What to do: From the top of the records below down to the line containing "import math", reproduce every line exactly.

* begin Data for this task *

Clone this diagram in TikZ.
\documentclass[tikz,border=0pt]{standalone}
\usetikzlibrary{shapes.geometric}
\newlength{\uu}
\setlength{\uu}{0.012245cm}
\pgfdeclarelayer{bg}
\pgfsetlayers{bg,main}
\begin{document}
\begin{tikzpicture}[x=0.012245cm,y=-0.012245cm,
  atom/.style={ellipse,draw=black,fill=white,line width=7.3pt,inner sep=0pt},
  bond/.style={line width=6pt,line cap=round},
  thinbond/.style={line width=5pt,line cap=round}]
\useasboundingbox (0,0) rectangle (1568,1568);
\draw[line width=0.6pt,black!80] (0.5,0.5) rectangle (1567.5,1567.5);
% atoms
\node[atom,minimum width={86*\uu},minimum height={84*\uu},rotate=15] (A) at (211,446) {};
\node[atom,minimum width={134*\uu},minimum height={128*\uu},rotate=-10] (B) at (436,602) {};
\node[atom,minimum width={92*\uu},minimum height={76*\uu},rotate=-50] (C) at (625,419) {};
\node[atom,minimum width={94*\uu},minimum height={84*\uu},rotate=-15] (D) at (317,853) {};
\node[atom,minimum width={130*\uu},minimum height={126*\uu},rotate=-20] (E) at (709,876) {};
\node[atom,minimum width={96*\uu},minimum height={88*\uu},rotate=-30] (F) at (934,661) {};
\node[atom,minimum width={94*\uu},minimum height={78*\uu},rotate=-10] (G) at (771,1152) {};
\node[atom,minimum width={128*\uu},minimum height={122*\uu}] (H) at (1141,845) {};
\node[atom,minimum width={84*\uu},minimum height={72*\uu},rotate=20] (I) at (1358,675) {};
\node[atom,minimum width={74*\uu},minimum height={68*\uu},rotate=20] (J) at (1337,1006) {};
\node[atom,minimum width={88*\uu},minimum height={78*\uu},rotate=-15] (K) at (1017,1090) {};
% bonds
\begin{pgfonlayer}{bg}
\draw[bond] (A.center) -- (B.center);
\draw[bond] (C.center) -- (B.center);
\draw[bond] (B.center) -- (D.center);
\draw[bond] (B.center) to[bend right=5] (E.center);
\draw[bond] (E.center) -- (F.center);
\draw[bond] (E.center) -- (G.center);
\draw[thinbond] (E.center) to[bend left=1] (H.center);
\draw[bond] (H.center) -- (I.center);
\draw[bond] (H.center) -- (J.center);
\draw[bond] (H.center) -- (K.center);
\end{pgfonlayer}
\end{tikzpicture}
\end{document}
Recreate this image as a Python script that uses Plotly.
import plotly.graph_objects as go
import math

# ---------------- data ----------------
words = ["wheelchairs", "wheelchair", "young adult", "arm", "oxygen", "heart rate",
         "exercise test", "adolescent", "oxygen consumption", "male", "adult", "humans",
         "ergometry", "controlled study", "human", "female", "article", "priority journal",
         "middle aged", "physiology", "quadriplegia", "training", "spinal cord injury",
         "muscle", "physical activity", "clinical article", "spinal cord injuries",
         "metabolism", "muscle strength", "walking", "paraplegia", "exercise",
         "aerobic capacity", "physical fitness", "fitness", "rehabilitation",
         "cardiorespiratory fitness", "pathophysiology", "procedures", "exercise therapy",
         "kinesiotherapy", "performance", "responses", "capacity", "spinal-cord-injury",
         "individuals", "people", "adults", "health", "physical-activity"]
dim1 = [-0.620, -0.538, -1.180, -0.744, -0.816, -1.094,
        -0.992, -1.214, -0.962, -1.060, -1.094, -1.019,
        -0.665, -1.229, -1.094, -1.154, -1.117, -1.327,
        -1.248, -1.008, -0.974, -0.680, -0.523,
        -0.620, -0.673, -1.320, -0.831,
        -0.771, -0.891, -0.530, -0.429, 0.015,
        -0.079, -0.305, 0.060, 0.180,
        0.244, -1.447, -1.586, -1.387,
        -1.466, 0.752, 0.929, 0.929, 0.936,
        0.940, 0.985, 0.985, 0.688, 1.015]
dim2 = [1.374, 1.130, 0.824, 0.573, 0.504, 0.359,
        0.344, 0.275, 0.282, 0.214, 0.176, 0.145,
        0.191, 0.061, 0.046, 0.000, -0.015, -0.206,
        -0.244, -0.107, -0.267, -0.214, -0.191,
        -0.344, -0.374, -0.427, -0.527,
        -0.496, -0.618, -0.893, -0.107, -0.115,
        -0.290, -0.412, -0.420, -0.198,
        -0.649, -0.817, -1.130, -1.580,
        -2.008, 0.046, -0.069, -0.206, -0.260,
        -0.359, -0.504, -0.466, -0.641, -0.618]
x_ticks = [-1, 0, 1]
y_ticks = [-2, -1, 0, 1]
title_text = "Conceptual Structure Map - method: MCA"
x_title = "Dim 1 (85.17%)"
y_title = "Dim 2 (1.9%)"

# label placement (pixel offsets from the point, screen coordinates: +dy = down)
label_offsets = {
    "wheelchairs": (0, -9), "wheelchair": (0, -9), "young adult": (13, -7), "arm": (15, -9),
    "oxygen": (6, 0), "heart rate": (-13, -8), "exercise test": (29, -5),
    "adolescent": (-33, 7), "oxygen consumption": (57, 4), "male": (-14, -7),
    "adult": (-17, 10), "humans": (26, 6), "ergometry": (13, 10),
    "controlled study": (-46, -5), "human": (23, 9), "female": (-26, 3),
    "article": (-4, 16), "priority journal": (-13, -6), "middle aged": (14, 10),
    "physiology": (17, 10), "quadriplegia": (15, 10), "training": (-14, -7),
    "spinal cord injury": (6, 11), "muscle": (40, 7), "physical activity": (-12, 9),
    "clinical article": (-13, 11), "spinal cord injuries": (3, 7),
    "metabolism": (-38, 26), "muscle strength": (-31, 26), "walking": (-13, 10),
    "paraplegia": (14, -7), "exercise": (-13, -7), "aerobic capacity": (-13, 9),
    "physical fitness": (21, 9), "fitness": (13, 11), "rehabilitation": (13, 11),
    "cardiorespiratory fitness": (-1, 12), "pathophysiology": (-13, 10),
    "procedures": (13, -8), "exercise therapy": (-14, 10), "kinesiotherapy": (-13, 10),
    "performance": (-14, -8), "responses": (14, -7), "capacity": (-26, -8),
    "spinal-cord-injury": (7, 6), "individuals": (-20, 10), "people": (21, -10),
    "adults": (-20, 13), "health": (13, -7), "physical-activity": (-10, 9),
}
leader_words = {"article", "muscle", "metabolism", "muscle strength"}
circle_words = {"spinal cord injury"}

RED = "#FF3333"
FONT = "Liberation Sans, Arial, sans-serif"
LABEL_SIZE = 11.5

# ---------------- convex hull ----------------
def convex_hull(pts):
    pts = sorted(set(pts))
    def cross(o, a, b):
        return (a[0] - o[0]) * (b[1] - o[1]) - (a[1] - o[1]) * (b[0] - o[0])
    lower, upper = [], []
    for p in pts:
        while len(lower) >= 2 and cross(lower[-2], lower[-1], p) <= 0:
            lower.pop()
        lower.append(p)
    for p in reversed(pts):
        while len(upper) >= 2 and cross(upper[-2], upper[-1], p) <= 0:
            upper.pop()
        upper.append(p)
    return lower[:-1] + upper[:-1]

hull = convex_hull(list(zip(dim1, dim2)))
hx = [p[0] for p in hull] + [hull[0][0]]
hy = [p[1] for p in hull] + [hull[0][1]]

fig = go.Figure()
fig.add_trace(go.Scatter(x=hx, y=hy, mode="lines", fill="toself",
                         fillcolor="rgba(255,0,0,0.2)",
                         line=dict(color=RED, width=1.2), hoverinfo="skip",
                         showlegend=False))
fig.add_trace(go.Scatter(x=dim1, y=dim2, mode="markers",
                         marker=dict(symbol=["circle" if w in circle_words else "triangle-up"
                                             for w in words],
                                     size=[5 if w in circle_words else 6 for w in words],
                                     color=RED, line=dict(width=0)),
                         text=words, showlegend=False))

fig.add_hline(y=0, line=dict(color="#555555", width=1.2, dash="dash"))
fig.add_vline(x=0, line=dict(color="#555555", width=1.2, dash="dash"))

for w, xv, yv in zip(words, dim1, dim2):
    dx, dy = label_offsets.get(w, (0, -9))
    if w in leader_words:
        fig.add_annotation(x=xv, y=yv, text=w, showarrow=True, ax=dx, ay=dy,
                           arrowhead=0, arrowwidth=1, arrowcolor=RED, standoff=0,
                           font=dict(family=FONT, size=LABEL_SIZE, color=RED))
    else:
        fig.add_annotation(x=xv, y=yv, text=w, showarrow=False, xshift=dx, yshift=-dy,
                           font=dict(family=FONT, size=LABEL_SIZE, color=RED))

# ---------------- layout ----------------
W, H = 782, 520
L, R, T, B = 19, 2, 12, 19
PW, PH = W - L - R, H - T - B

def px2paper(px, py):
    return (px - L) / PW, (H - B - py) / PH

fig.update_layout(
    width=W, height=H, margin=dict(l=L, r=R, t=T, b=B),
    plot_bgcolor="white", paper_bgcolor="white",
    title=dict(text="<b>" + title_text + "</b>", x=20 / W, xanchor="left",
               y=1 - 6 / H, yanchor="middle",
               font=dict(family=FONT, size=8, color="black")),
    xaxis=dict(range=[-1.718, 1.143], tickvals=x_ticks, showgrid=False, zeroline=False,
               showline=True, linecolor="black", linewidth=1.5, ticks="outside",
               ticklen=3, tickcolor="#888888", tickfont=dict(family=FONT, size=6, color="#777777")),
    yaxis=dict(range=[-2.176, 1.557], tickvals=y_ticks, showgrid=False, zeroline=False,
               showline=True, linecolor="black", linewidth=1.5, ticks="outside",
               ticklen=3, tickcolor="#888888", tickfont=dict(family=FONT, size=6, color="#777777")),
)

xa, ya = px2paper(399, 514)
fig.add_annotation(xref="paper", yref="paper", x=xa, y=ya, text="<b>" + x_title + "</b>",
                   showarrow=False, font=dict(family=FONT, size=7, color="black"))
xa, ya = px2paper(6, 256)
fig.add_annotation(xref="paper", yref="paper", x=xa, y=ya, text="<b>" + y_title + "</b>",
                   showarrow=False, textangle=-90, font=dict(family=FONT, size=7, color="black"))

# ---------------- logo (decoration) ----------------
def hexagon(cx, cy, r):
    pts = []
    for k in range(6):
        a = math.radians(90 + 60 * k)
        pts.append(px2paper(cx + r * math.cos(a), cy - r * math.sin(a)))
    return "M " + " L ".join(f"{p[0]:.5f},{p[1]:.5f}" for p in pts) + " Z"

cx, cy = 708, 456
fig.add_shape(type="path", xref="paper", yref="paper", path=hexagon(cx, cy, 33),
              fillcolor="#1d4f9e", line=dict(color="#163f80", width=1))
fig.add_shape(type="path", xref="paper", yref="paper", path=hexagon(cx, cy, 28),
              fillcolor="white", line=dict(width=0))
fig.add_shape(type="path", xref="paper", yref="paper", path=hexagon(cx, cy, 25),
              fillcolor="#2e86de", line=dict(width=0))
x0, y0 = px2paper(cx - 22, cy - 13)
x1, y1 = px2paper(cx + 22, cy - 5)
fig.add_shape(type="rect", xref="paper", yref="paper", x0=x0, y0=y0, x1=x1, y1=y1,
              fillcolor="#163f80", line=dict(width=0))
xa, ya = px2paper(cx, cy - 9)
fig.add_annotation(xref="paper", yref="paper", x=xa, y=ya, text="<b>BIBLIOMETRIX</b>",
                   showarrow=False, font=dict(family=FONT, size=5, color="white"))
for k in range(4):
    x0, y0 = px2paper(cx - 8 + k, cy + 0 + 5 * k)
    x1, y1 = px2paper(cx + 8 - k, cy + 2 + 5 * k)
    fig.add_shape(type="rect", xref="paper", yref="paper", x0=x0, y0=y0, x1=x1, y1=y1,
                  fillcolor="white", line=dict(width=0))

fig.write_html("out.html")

* end Data for this task *

Exercise answer:
Clone this diagram in TikZ.
\documentclass[tikz,border=0pt]{standalone}
\usetikzlibrary{shapes.geometric}
\newlength{\uu}
\setlength{\uu}{0.012245cm}
\pgfdeclarelayer{bg}
\pgfsetlayers{bg,main}
\begin{document}
\begin{tikzpicture}[x=0.012245cm,y=-0.012245cm,
  atom/.style={ellipse,draw=black,fill=white,line width=7.3pt,inner sep=0pt},
  bond/.style={line width=6pt,line cap=round},
  thinbond/.style={line width=5pt,line cap=round}]
\useasboundingbox (0,0) rectangle (1568,1568);
\draw[line width=0.6pt,black!80] (0.5,0.5) rectangle (1567.5,1567.5);
% atoms
\node[atom,minimum width={86*\uu},minimum height={84*\uu},rotate=15] (A) at (211,446) {};
\node[atom,minimum width={134*\uu},minimum height={128*\uu},rotate=-10] (B) at (436,602) {};
\node[atom,minimum width={92*\uu},minimum height={76*\uu},rotate=-50] (C) at (625,419) {};
\node[atom,minimum width={94*\uu},minimum height={84*\uu},rotate=-15] (D) at (317,853) {};
\node[atom,minimum width={130*\uu},minimum height={126*\uu},rotate=-20] (E) at (709,876) {};
\node[atom,minimum width={96*\uu},minimum height={88*\uu},rotate=-30] (F) at (934,661) {};
\node[atom,minimum width={94*\uu},minimum height={78*\uu},rotate=-10] (G) at (771,1152) {};
\node[atom,minimum width={128*\uu},minimum height={122*\uu}] (H) at (1141,845) {};
\node[atom,minimum width={84*\uu},minimum height={72*\uu},rotate=20] (I) at (1358,675) {};
\node[atom,minimum width={74*\uu},minimum height={68*\uu},rotate=20] (J) at (1337,1006) {};
\node[atom,minimum width={88*\uu},minimum height={78*\uu},rotate=-15] (K) at (1017,1090) {};
% bonds
\begin{pgfonlayer}{bg}
\draw[bond] (A.center) -- (B.center);
\draw[bond] (C.center) -- (B.center);
\draw[bond] (B.center) -- (D.center);
\draw[bond] (B.center) to[bend right=5] (E.center);
\draw[bond] (E.center) -- (F.center);
\draw[bond] (E.center) -- (G.center);
\draw[thinbond] (E.center) to[bend left=1] (H.center);
\draw[bond] (H.center) -- (I.center);
\draw[bond] (H.center) -- (J.center);
\draw[bond] (H.center) -- (K.center);
\end{pgfonlayer}
\end{tikzpicture}
\end{document}
Recreate this image as a Python script that uses Plotly.
import plotly.graph_objects as go
import math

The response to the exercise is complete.